ザ・シャーラタンズのティム・バージェスは日本語で「ありがとう、そして別れ Damo Suzuki さん」と述べている。アメリカン・フットボールは「安らかに、ダモ鈴木。カンとの彼の音楽は自分たちに大きな影響を与え、ディフェンダーの友人たちが彼のバックを務めた、2003年シカゴのファイアーサイド・ボウルでのライヴはいまだにこれまで観た中でも最高のライヴの一つだった」と述べている。

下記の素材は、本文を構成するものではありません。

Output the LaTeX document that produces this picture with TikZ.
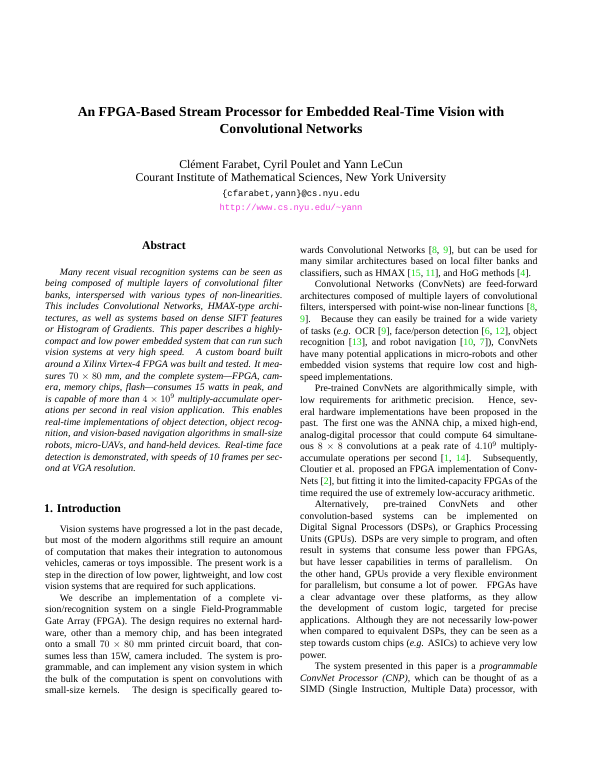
\documentclass[tikz,border=0pt]{standalone}
\usepackage{fontspec}
\setmainfont{Liberation Serif}
\setmonofont{Liberation Mono}
\usepackage{xcolor}
\usepackage{tikz}
\usetikzlibrary{positioning}
\definecolor{citegreen}{RGB}{20,215,20}
\definecolor{urlpink}{RGB}{240,60,220}
\tikzstyle{column} = [anchor=north west,inner sep=0,text width=242pt,align=justify,font=\fontsize{10}{11.8}\selectfont]
\tikzstyle{heading} = [inner sep=0,font=\fontsize{12}{14}\selectfont\bfseries]
\newcommand\rf[1]{\textcolor{citegreen}{#1}}
\newcommand\ind{\hspace*{15pt}}
\hfuzz=20pt
\begin{document}
\begin{tikzpicture}[x=1.02pt,y=-1.02pt]
        \useasboundingbox (0,0) rectangle (600,776);
        % title and authors
        \node[inner sep=0,align=center,font=\fontsize{14}{17.3}\selectfont\bfseries] (T0) at (291,120)
            {An FPGA-Based Stream Processor for Embedded Real-Time Vision with\\Convolutional Networks};
        \node[inner sep=0,align=center,font=\fontsize{12}{13.3}\selectfont] (T1) at (291,172.5)
            {Cl\'ement Farabet, Cyril Poulet and Yann LeCun\\Courant Institute of Mathematical Sciences, New York University};
        \node[inner sep=0,font=\fontsize{9}{10}\ttfamily] (T2) at (291,194) {\{cfarabet,yann\}@cs.nyu.edu};
        \node[inner sep=0,font=\fontsize{9}{10}\ttfamily,text=urlpink] (T3) at (291,208) {http://www.cs.nyu.edu/\~{}yann};
        % left column
        \node[heading] (A0) at (164,245) {Abstract};
        \node[column,font=\fontsize{10}{11.8}\selectfont\itshape] (A1) at (45,268) {%
\ind Many recent visual recognition systems can be seen as\linebreak
being composed of multiple layers of convolutional filter\linebreak
banks, interspersed with various types of non-linearities.\linebreak
This includes Convolutional Networks, HMAX-type archi-\linebreak
tectures, as well as systems based on dense SIFT features\linebreak
or Histogram of Gradients. This paper describes a highly-\linebreak
compact and low power embedded system that can run such\linebreak
vision systems at very high speed. \ A custom board built\linebreak
around a Xilinx Virtex-4 FPGA was built and tested. It mea-\linebreak
sures $70\times80$ mm, and the complete system---FPGA, cam-\linebreak
era, memory chips, flash---consumes 15 watts in peak, and\linebreak
is capable of more than $4\times10^9$ multiply-accumulate oper-\linebreak
ations per second in real vision application. This enables\linebreak
real-time implementations of object detection, object recog-\linebreak
nition, and vision-based navigation algorithms in small-size\linebreak
robots, micro-UAVs, and hand-held devices. Real-time face\linebreak
detection is demonstrated, with speeds of 10 frames per sec-\linebreak
ond at VGA resolution.};
        \node[heading,anchor=west] (I0) at (44,508) {1. Introduction};
        \node[column] (I1) at (45,525) {%
\ind Vision systems have progressed a lot in the past decade,\linebreak
but most of the modern algorithms still require an amount\linebreak
of computation that makes their integration to autonomous\linebreak
vehicles, cameras or toys impossible. The present work is a\linebreak
step in the direction of low power, lightweight, and low cost\linebreak
vision systems that are required for such applications.\par
\ind We describe an implementation of a complete vi-\linebreak
sion/recognition system on a single Field-Programmable\linebreak
Gate Array (FPGA). The design requires no external hard-\linebreak
ware, other than a memory chip, and has been integrated\linebreak
onto a small $70\times80$ mm printed circuit board, that con-\linebreak
sumes less than 15W, camera included. The system is pro-\linebreak
grammable, and can implement any vision system in which\linebreak
the bulk of the computation is spent on convolutions with\linebreak
small-size kernels. \ The design is specifically geared to-{\parfillskip=0pt\par}};
        % right column
        \node[column] (R1) at (300,246) {%
wards Convolutional Networks [\rf{8}, \rf{9}], but can be used for\linebreak
many similar architectures based on local filter banks and\linebreak
classifiers, such as HMAX [\rf{15}, \rf{11}], and HoG methods [\rf{4}].\par
\ind Convolutional Networks (ConvNets) are feed-forward\linebreak
architectures composed of multiple layers of convolutional\linebreak
filters, interspersed with point-wise non-linear functions [\rf{8},\linebreak
\rf{9}]. \ Because they can easily be trained for a wide variety\linebreak
of tasks (\emph{e.g.} OCR [\rf{9}], face/person detection [\rf{6}, \rf{12}], object\linebreak
recognition [\rf{13}], and robot navigation [\rf{10}, \rf{7}]), ConvNets\linebreak
have many potential applications in micro-robots and other\linebreak
embedded vision systems that require low cost and high-\linebreak
speed implementations.\par
\ind Pre-trained ConvNets are algorithmically simple, with\linebreak
low requirements for arithmetic precision. \ Hence, sev-\linebreak
eral hardware implementations have been proposed in the\linebreak
past. The first one was the ANNA chip, a mixed high-end,\linebreak
analog-digital processor that could compute 64 simultane-\linebreak
ous $8\times8$ convolutions at a peak rate of $4.10^9$ multiply-\linebreak
accumulate operations per second [\rf{1}, \rf{14}]. \ Subsequently,\linebreak
Cloutier et al. proposed an FPGA implementation of Conv-\linebreak
Nets [\rf{2}], but fitting it into the limited-capacity FPGAs of the\linebreak
time required the use of extremely low-accuracy arithmetic.\par
\ind Alternatively, pre-trained ConvNets and other\linebreak
convolution-based systems can be implemented on\linebreak
Digital Signal Processors (DSPs), or Graphics Processing\linebreak
Units (GPUs). DSPs are very simple to program, and often\linebreak
result in systems that consume less power than FPGAs,\linebreak
but have lesser capabilities in terms of parallelism. \ On\linebreak
the other hand, GPUs provide a very flexible environment\linebreak
for parallelism, but consume a lot of power. \ FPGAs have\linebreak
a clear advantage over these platforms, as they allow\linebreak
the development of custom logic, targeted for precise\linebreak
applications. Although they are not necessarily low-power\linebreak
when compared to equivalent DSPs, they can be seen as a\linebreak
step towards custom chips (\emph{e.g.} ASICs) to achieve very low\linebreak
power.\par
\ind The system presented in this paper is a \emph{programmable\linebreak
ConvNet Processor (CNP)}, which can be thought of as a\linebreak
SIMD (Single Instruction, Multiple Data) processor, with{\parfillskip=0pt\par}};
    \end{tikzpicture}
\end{document}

ポーティスヘッド、ビークのジェフ・バロウは「真のクリエイティブな天才」で「間違いなく自分に最大の影響を与えたバンドだった」と評している。「ブラーやレディオヘッドなど他の多くのバンドが彼らの影響を受けているのは簡単に聴き取れるだろう」とジェフ・バロウは続けている。「ダモ鈴木のヴォーカルは他にないもので、彼のメロディーと歌詞はブルースと伝統的なフォーク、そして純粋なノイズとリズムのエネルギーの間のどこかから生まれたものだった」

「間違いなく既に亡くなった他のメンバーと同様に惜しまれることになるだろうが、音楽的に非常に多くの人々に影響を与えたという点で大きな遺産を残すことになった」

ダモ鈴木はザ・フォールが1985年に発表したアルバム『ディス・ネイションズ・セイヴィング・グレイス』に“I Am Damo Suzuki”という曲が収録されたことでさらに名声を獲得しており、2000年代のガレージ・バンドであるザ・ムーニー・スズキはカンのヴォーカリストであるマルコム・ムーニーとダモ鈴木からその名前が取られている。

カンはダモ鈴木がヴォーカルを務めていたライヴ・シリーズの第4弾となるアルバム『ライヴ・イン・パリ 1973』が2月23日にリリースされることが決定している。